Newlyweds: Should You Join Bank Accounts?
With wedding season around the corner, couples are preparing to walk down the aisle to start their new life together. While right now the focus is on decisions regarding flowers, dresses, invites and photographers, couples also have to make a longer-lasting decision: whether to share bank accounts.
Experts say the conversation about money should start early, preferably before a couple is even engaged. “You have to have discussions on the front end, long before the wedding day,” says David Giancola, director for Merrill Edge. “You’re going to spend the rest of your life with this person, and you need to know them from an emotional and financial standpoint. It’s a very sensitive subject, but the conversation about money shouldn’t be avoided.”
Whether one person’s a spendthrift and the other’s a saver isn’t as important as understanding each other’s financial values. “Values come from a combination of your experience and upbringing, or how your parents treated money,” says Tracy Stewart, certified public accountant and personal financial specialist in College Station, Texas.
And just because half of the couple is a spender while the other is more thrifty--that doesn’t spell financial disaster. “If values aren’t the same, that’s okay as long as we understand and are tolerant,” says Michael Goodman, certified public accountant and president at Wealthstream Advisors, Inc. “In a household, couples should work as a household.”
Giancola suggests couples share their credit scores and review each other’s debt situations before walking down the aisle. “Put together a personal financial statement where you look at assets and incomes together as a couple,” says Giancola. “You want to make sure you know this person from a fiscal standpoint so you’re not blindsided as you build your life together.”
If a couple is facing debt, he recommends having a debt reduction plan in place to pay off debt prior to the wedding or deciding if this will be a shared expense.
Before deciding whether to have a joint account, experts suggest discussing whose incomes will be used to pay for household expenses. No matter how a couple holds their money, if couples don’t agree on goals like having children, buying a house, or taking vacations, for example, they can still have problems, says Stewart. “These can change over time, but both people need to be in agreement when they achieve these goals and when the goals change, whether their accounts are separate or joint.”
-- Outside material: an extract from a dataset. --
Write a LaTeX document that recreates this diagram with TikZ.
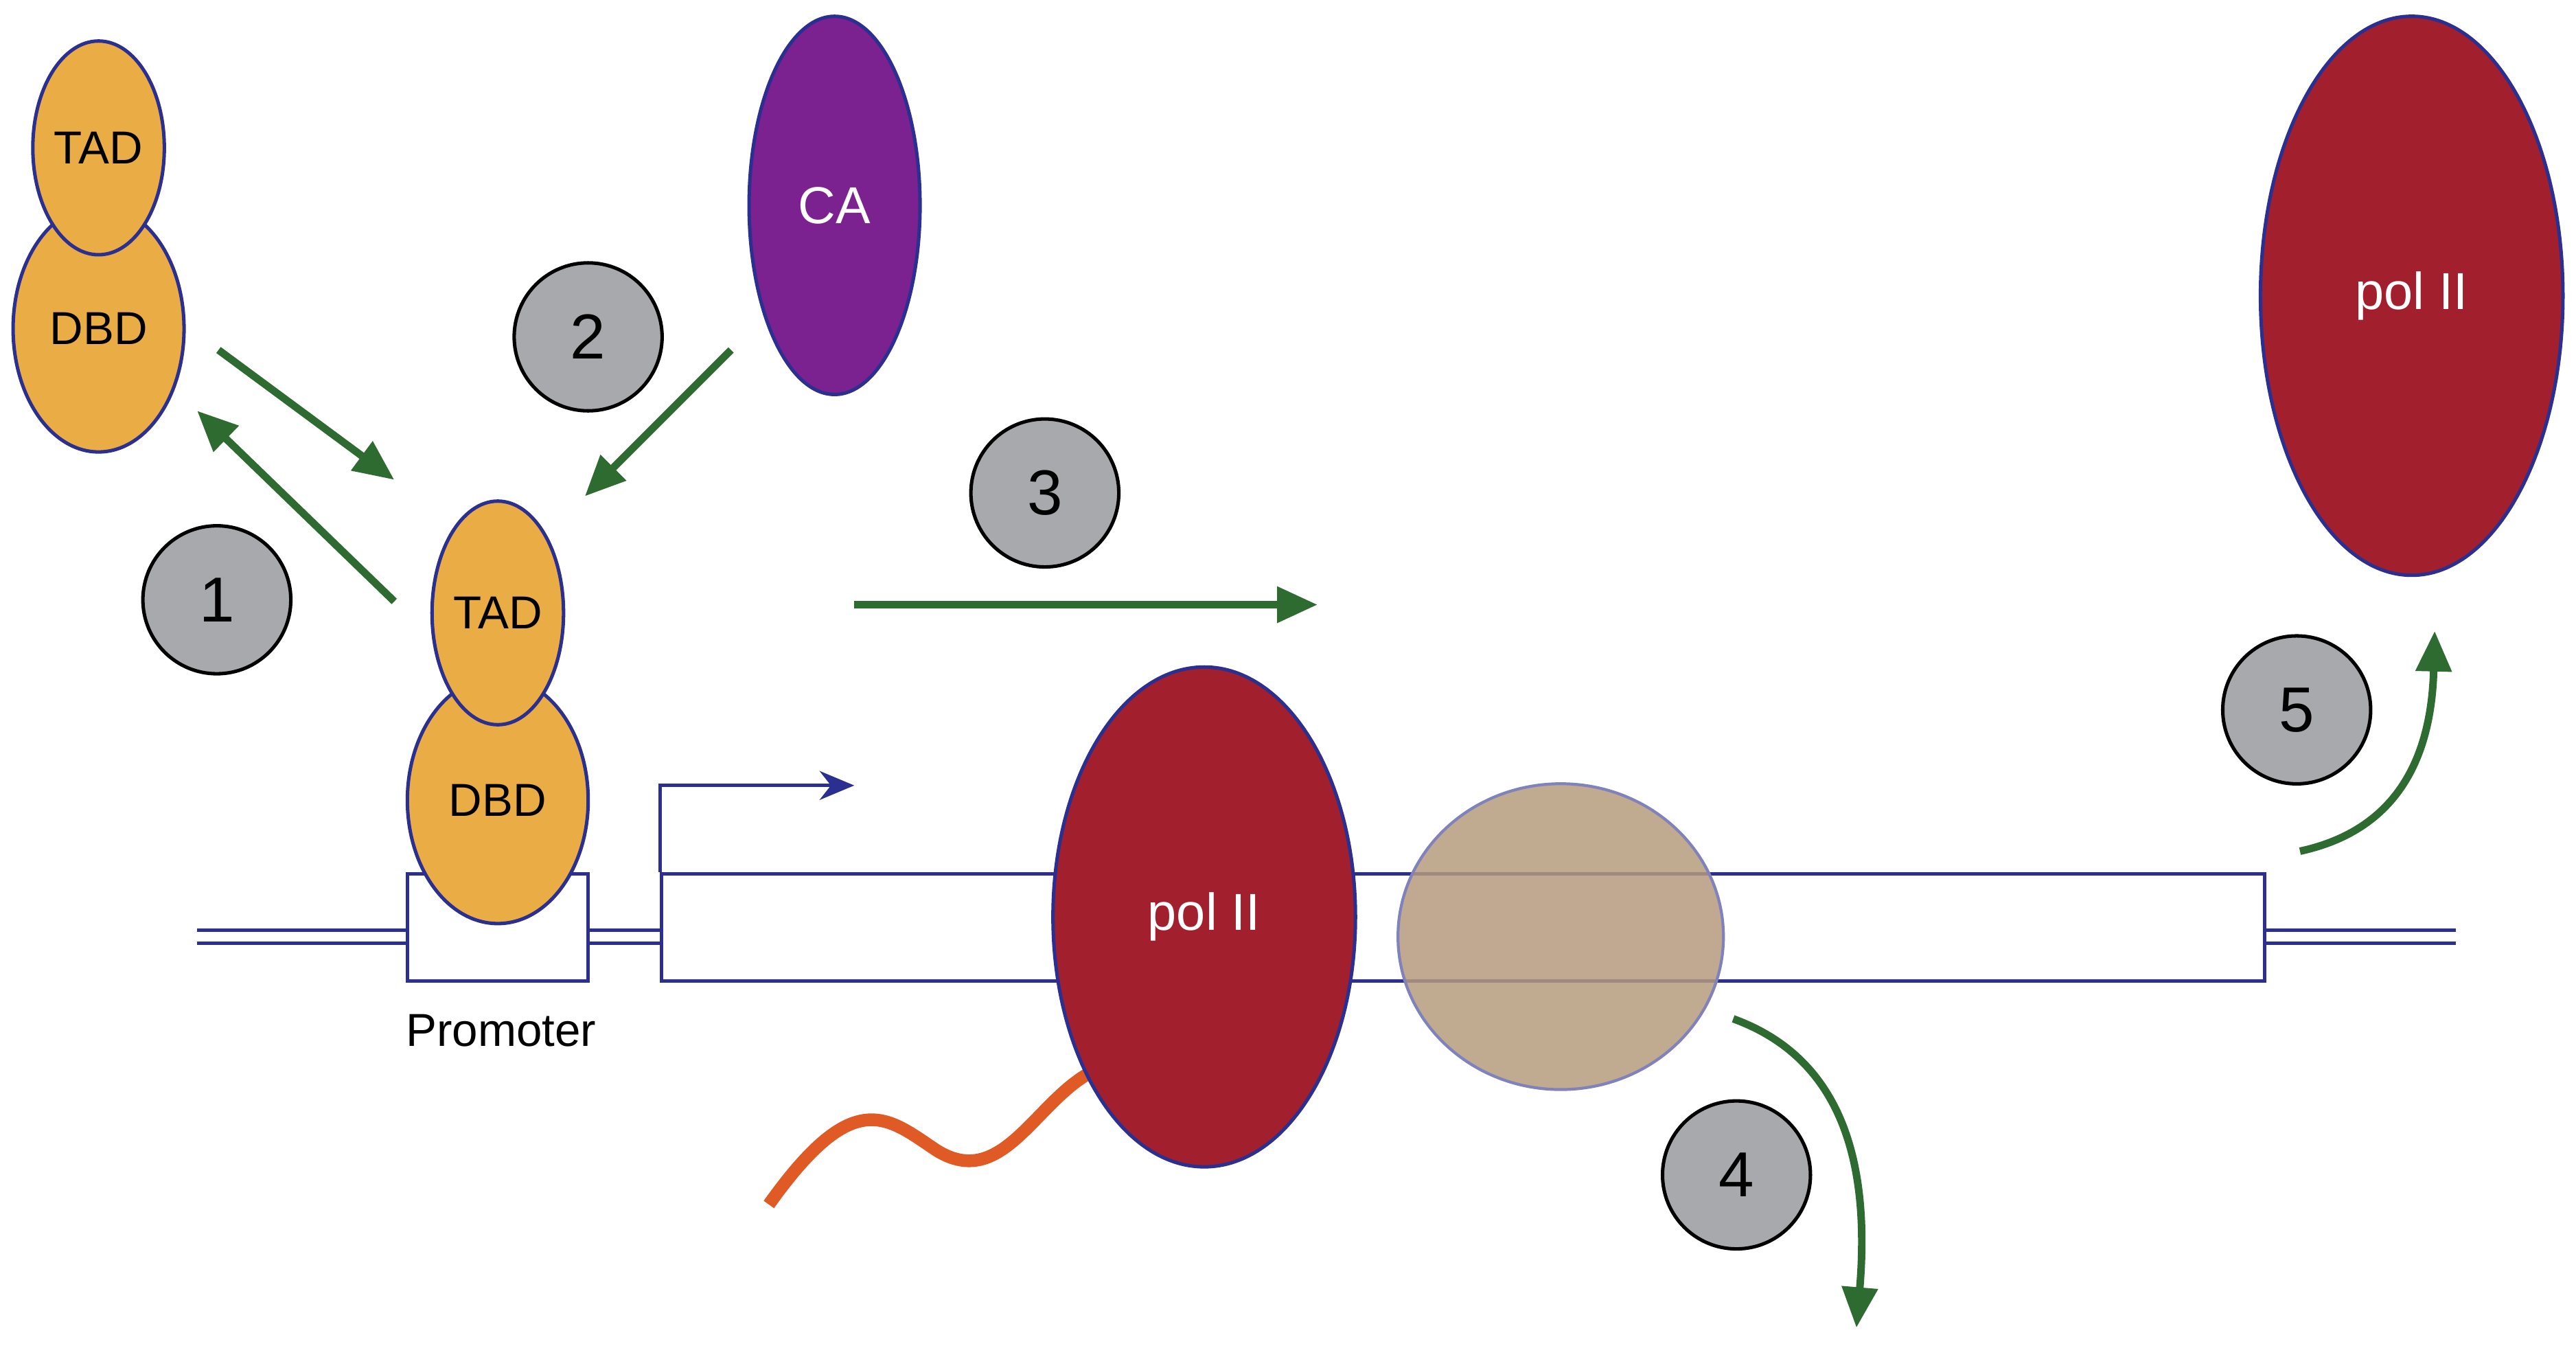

Creating a household budget helps couples to understand how much their new life will cost. “You should have six-months living expenses in reserves, put 15% of your gross income towards long-term savings, paid down credit card or other consumer debt, and paid all your monthly expenses,” says Goodman. “What’s left over is discretionary and can be split.”
Some couples have joint accounts to pay household expenses and for savings, with separate accounts for discretionary spending. Even though each spouse might have their own accounts, “you have a shared life and shared goals that you’re not keeping separate,” says Eleanor Blayney, consumer advocate for the Certified Financial Planner Board of Standards and author of "Women's Worth: Finding Your Financial Confidence."
Separate accounts can provide spouses with more autonomy towards spending money, says Blayney. When each person has their own accounts, regardless of whether they have a paid job, no one feels like they have to have a secret account.
“Joint accounts foster transparency, but only if both spouses understand the activity in the account. If one person isn’t watching the money and not taking advantage of having a shared account, you can still have distrust later on in the relationship.”
“The trend is to have separate accounts and a joint account for household expenses, especially if both spouses are professionals,” says Randy Kessler, founding partner of Kessler & Solomiany. “If it works for you, then you should do it. You have to listen to your heart. It’s easier for a divorce if you keep your money separate, but it’s better for a marriage if everything’s in one pot.”
Keeping money completely separate gives both spouses complete autonomy over their money which can be good if they have significant differences in spending habits, says Goodman. Even though money is held separate, couples still need to discuss larger household financial issues like cars, vacations, home improvements, and children’s education.
Sometimes, having completely separate accounts can exacerbate the conversation about money. “There can be lots of friction because a couple has to talk about every expense each month,” says Blayney. “You want to eliminate as many of the ‘at the cash register’ discussions as you can. A relationship doesn’t need the stress of talking about every shared financial obligation.”
No matter whether accounts are shared, couples should consider who will manage the money. “When you have separate accounts and manage your money separately, if one account grows and the other doesn’t, that can cause resentment,” says Stewart. If a couple has joint accounts and one spouse is more interested in finances and better at managing money than the other, this could help that couple stay on track with their goals.
Joint accounts are easier to track since there’s less paper to sift through. “I have a bias towards consolidating money because it’s simpler and there’s full disclosure,” says Goodman.
“Joint accounts foster transparency, but only if both spouses understand the activity in the account,” says Stewart. “If one person isn’t watching the money and not taking advantage of having a shared account, you can still have distrust later on in the relationship.”
“Have an open discussion about finances,” says Kessler. “If you have problems, get financial counseling. The other problems in the relationship create friction, not money. Whether you keep money separate or together doesn’t eliminate any tension but could make it worse.”